Hey there! This is a super interesting question about functions and whether they're continuous or not. The statement says that if two functions, let's call them 'f' and 'g', are both "broken" (discontinuous) at a certain point 'x=c', then their sum 'f+g' *must also* be broken at that same point.

But you know what? That's not always true! I can show you an example where it doesn't work out that way.

Let's pick a simple point, like `x=0`.
Now, let's make up two functions, `f(x)` and `g(x)`, that are both discontinuous at `x=0`.

1. **My first function, `f(x)`:**
I'll define `f(x)` like this:
If `x` is not `0`, then `f(x) = 1/x`.
If `x` *is* `0`, then `f(x) = 0`.
This function is definitely discontinuous at `x=0` because as `x` gets super close to `0`, `1/x` gets super big (or super small negative), so it can't smoothly connect to `f(0)=0`. It has a big break!

2. **My second function, `g(x)`:**
I'll make `g(x)` kind of the opposite of `f(x)`:
If `x` is not `0`, then `g(x) = -1/x`.
If `x` *is* `0`, then `g(x) = 0`.
This one is also discontinuous at `x=0` for the same reason. It also has a big break!

Now, let's see what happens when we add them together to get `(f+g)(x)`:

* **When `x` is not `0`:**
`(f+g)(x) = f(x) + g(x) = (1/x) + (-1/x) = 0`.
Wow, it just cancels out to `0`!

* **When `x` *is* `0`:**
`(f+g)(0) = f(0) + g(0) = 0 + 0 = 0`.

So, our new function `(f+g)(x)` is simply `0` for *all* values of `x`!
And guess what? A function that is always `0` is super smooth and continuous everywhere, including at `x=0`. You can draw a straight line right through `x=0` without lifting your pencil!

Since `f` was discontinuous at `x=0`, and `g` was discontinuous at `x=0`, but their sum `f+g` ended up being *continuous* at `x=0`, the original statement is false! We found an example where it didn't hold true.

Alternative answer

Answer: The statement is **False**. Explain
This is a question about understanding what it means for a function to be continuous or discontinuous, and how this works when we add functions together. The solving step is:

1. First, let's think about what "discontinuous" means. It means a function has a "jump" or a "break" or a "hole" at a certain point. It's not smooth there.

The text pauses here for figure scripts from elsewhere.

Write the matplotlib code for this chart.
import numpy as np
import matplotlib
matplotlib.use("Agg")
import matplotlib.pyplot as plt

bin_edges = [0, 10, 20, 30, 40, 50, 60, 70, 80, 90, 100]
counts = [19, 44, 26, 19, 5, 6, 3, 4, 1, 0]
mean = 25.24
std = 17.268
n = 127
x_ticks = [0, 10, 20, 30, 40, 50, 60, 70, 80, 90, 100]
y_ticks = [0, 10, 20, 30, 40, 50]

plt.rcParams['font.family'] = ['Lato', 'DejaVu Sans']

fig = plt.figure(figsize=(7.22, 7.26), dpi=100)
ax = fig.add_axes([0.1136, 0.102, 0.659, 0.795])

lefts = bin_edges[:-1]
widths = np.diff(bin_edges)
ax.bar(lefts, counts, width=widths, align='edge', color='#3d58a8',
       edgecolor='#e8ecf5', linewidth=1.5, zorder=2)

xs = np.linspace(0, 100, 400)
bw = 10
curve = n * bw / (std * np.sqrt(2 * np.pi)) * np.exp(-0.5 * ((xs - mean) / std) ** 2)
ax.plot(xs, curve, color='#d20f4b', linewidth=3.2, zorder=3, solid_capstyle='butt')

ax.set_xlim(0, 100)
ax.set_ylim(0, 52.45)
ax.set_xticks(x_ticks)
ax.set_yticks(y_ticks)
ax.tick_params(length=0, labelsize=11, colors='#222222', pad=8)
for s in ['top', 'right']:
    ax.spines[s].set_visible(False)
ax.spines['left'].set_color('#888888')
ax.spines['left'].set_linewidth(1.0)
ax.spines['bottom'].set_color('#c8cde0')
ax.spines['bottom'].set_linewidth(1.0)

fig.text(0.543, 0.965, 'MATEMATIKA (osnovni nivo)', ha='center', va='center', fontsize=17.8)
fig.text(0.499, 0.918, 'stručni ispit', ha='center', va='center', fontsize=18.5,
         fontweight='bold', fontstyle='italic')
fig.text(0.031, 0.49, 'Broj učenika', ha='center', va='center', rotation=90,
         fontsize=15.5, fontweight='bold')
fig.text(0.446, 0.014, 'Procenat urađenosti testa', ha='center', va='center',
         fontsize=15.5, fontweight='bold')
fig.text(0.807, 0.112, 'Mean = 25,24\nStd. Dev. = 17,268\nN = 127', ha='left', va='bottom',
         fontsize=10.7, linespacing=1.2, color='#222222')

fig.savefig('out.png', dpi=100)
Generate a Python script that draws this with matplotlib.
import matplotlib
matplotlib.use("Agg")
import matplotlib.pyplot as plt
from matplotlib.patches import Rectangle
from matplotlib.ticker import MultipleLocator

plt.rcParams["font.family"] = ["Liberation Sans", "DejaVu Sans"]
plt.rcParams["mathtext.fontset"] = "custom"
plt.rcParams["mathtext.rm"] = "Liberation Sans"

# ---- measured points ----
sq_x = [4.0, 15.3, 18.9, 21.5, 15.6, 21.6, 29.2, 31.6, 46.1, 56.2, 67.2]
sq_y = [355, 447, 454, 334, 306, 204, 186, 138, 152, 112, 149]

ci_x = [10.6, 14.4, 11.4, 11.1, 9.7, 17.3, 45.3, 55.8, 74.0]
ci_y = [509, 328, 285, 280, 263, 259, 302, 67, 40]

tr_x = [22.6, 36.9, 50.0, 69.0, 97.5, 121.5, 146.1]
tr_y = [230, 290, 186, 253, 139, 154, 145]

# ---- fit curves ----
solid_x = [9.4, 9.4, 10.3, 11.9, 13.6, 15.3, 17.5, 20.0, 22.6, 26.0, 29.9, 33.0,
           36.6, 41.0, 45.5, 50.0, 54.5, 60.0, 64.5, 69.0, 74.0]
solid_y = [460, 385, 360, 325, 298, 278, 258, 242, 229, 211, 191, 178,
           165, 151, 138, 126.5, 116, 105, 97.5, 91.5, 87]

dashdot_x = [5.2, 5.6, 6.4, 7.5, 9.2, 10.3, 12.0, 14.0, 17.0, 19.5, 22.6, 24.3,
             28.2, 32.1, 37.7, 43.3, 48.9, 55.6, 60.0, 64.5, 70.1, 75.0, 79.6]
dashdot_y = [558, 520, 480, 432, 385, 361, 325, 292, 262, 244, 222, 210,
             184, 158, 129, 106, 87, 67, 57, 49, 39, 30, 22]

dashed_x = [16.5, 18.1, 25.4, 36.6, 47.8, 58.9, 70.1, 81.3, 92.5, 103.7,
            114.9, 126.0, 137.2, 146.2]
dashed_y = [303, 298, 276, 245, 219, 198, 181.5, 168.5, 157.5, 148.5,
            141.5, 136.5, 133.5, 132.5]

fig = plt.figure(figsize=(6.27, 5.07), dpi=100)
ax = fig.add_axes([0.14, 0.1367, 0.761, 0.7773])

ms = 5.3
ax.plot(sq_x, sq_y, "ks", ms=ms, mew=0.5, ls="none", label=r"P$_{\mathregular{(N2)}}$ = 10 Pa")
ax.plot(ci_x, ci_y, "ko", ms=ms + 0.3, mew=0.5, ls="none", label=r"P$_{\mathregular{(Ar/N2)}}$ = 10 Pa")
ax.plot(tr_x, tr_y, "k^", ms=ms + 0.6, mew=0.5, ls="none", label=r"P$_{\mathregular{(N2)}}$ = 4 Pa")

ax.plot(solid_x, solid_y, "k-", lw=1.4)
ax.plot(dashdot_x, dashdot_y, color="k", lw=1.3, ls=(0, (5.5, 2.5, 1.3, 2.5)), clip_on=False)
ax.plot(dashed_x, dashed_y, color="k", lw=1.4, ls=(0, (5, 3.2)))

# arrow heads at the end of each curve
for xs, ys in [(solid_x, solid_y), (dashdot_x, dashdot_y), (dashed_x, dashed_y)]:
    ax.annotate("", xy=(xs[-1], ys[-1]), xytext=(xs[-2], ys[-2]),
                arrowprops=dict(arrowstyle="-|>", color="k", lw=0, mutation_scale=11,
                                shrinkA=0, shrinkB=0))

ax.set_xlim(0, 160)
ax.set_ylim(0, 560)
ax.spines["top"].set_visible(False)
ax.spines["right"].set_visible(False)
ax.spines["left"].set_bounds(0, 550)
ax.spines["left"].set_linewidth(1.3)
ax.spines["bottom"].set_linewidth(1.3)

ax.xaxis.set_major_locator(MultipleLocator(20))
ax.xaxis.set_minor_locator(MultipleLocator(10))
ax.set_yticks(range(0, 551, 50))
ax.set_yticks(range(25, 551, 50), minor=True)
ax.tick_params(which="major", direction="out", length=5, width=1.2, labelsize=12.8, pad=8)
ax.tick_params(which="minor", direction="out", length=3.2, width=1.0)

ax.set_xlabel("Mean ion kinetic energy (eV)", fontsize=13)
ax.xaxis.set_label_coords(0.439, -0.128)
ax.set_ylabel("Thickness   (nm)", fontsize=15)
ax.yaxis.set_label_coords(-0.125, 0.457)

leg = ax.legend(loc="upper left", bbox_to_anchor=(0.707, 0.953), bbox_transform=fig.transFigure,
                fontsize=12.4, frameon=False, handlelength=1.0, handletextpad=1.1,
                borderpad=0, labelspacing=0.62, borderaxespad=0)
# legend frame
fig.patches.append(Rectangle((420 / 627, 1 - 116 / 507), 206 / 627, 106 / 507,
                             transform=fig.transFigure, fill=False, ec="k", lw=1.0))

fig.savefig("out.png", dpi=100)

2. The statement says that if two functions, let's call them $f$ and $g$, both have a jump at the same spot, say $x=c$, then their sum ($f+g$) *must also* have a jump at that spot.

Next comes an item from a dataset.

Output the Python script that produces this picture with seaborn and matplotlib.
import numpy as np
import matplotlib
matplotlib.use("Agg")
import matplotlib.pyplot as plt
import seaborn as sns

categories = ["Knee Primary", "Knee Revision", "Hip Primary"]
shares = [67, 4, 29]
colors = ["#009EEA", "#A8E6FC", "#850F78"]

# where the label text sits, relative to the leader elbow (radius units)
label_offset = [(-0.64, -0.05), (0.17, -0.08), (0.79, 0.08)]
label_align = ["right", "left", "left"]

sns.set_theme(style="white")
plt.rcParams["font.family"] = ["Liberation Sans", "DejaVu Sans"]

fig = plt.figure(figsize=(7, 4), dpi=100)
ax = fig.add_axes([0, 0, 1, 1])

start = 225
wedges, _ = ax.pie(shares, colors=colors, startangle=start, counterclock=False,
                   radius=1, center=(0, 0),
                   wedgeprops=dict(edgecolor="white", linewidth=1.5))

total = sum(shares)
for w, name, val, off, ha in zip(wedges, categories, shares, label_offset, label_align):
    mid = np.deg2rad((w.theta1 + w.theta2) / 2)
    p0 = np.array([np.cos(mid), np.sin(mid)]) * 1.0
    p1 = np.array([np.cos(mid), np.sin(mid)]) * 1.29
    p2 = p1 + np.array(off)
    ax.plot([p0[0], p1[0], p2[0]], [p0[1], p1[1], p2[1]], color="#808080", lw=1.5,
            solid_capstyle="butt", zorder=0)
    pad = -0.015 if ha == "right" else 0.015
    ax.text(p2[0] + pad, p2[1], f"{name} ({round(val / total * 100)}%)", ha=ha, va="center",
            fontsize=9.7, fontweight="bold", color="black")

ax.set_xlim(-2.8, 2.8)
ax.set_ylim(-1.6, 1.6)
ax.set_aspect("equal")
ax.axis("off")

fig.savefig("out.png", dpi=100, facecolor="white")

3. Let's try to find an example where this isn't true. We need two functions, $f$ and $g$, that are both broken at the same spot, but when we add them up, they become smooth.

4. Imagine a function $f(x)$ that looks like this around $x=0$:
* If you're a tiny bit less than 0 (like -0.1), $f(x)$ is 0.
* If you're at 0 or a tiny bit more than 0 (like 0.1), $f(x)$ is 1.
This function has a jump at $x=0$, so it's discontinuous there.

5. Now imagine another function $g(x)$ that does the *opposite* jump at $x=0$:
* If you're a tiny bit less than 0 (like -0.1), $g(x)$ is 1.
* If you're at 0 or a tiny bit more than 0 (like 0.1), $g(x)$ is 0.
This function also has a jump at $x=0$, so it's discontinuous there too.

6. Now, let's add them up, $f(x) + g(x)$:
* If you're a tiny bit less than 0 (like -0.1): $f(x) + g(x) = 0 + 1 = 1$.
* If you're at 0: $f(0) + g(0) = 1 + 0 = 1$. (We're just picking values for $f(0)$ and $g(0)$ that fit our example.)
* If you're a tiny bit more than 0 (like 0.1): $f(x) + g(x) = 1 + 0 = 1$.

7. See what happened? No matter where we check around $x=0$, the sum $f(x) + g(x)$ is always 1! A function that is always 1 is a super smooth, flat line. It doesn't have any jumps or breaks anywhere, including at $x=0$.

8. So, even though $f$ and $g$ were both discontinuous at $x=0$, their sum $f+g$ turned out to be continuous at $x=0$. This means the original statement is false because we found an example where it doesn't hold true!